§ AIM OF THE TASK:
Leave out the images and repeat the listing below without a single change.

§ INFORMATION PROVIDED:
--- Begin ---
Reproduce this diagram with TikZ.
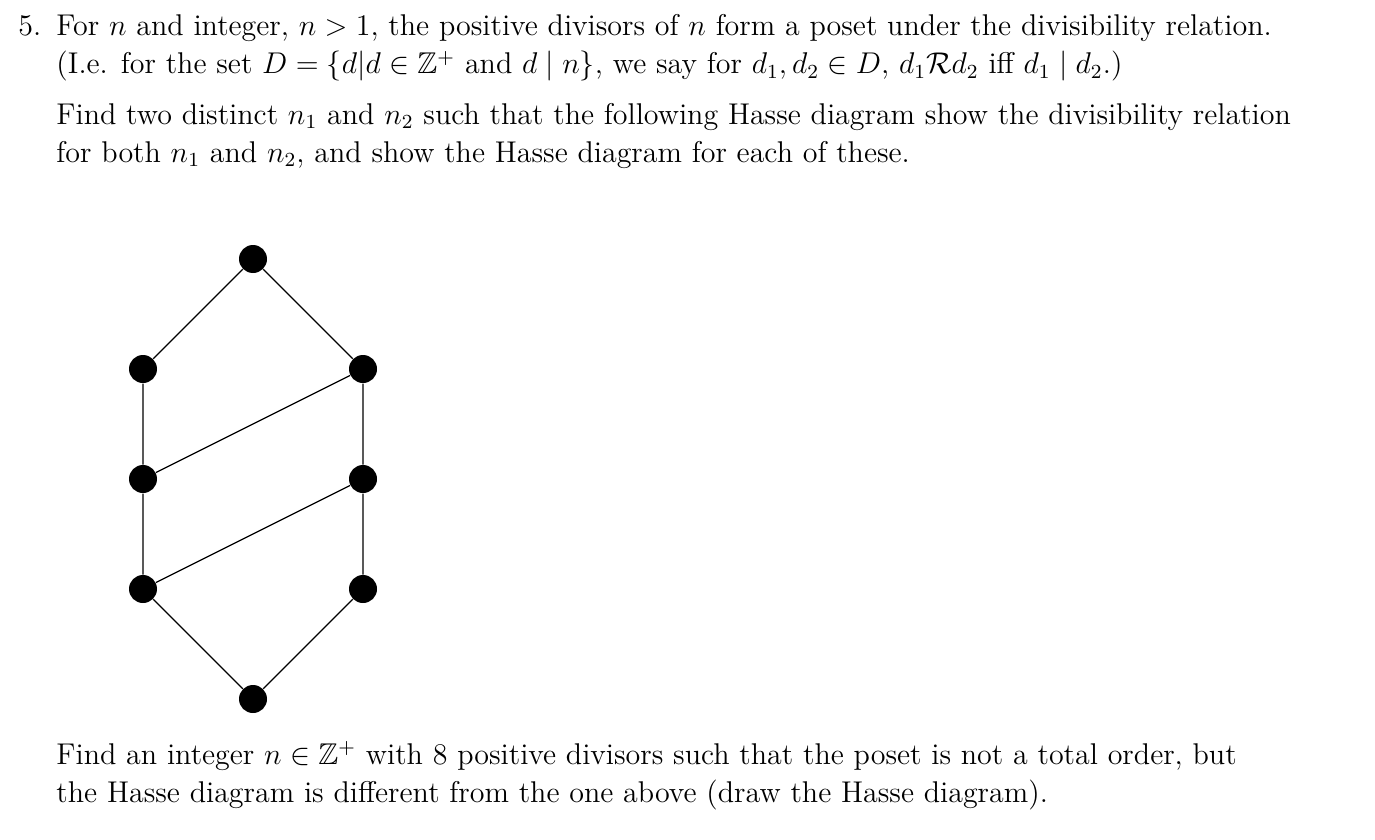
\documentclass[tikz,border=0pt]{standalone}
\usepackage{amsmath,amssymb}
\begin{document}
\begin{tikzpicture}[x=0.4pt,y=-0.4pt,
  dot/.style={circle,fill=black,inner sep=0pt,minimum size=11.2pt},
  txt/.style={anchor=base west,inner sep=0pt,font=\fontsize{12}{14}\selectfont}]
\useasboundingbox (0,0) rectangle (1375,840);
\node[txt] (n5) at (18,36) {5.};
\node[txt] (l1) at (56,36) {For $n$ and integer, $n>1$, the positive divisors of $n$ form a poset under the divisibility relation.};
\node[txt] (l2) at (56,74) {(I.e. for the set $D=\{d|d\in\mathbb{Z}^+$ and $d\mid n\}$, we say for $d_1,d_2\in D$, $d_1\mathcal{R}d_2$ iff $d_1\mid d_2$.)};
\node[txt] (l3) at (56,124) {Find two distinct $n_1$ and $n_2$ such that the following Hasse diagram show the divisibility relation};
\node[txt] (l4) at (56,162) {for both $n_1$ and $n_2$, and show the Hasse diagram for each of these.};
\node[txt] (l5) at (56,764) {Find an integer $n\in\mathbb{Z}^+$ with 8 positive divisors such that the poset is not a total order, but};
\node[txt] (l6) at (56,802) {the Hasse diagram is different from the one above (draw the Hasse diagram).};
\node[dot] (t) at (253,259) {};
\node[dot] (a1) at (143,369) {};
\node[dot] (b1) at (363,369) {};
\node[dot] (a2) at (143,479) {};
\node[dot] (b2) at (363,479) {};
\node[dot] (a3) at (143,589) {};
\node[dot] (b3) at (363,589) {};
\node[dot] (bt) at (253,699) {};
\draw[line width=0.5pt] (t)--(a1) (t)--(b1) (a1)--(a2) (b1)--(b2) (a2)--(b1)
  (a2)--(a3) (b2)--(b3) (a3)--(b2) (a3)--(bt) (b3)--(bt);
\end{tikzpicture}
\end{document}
--- End ---
§ EXERCISE ANSWER:
Reproduce this diagram with TikZ.
\documentclass[tikz,border=0pt]{standalone}
\usepackage{amsmath,amssymb}
\begin{document}
\begin{tikzpicture}[x=0.4pt,y=-0.4pt,
  dot/.style={circle,fill=black,inner sep=0pt,minimum size=11.2pt},
  txt/.style={anchor=base west,inner sep=0pt,font=\fontsize{12}{14}\selectfont}]
\useasboundingbox (0,0) rectangle (1375,840);
\node[txt] (n5) at (18,36) {5.};
\node[txt] (l1) at (56,36) {For $n$ and integer, $n>1$, the positive divisors of $n$ form a poset under the divisibility relation.};
\node[txt] (l2) at (56,74) {(I.e. for the set $D=\{d|d\in\mathbb{Z}^+$ and $d\mid n\}$, we say for $d_1,d_2\in D$, $d_1\mathcal{R}d_2$ iff $d_1\mid d_2$.)};
\node[txt] (l3) at (56,124) {Find two distinct $n_1$ and $n_2$ such that the following Hasse diagram show the divisibility relation};
\node[txt] (l4) at (56,162) {for both $n_1$ and $n_2$, and show the Hasse diagram for each of these.};
\node[txt] (l5) at (56,764) {Find an integer $n\in\mathbb{Z}^+$ with 8 positive divisors such that the poset is not a total order, but};
\node[txt] (l6) at (56,802) {the Hasse diagram is different from the one above (draw the Hasse diagram).};
\node[dot] (t) at (253,259) {};
\node[dot] (a1) at (143,369) {};
\node[dot] (b1) at (363,369) {};
\node[dot] (a2) at (143,479) {};
\node[dot] (b2) at (363,479) {};
\node[dot] (a3) at (143,589) {};
\node[dot] (b3) at (363,589) {};
\node[dot] (bt) at (253,699) {};
\draw[line width=0.5pt] (t)--(a1) (t)--(b1) (a1)--(a2) (b1)--(b2) (a2)--(b1)
  (a2)--(a3) (b2)--(b3) (a3)--(b2) (a3)--(bt) (b3)--(bt);
\end{tikzpicture}
\end{document}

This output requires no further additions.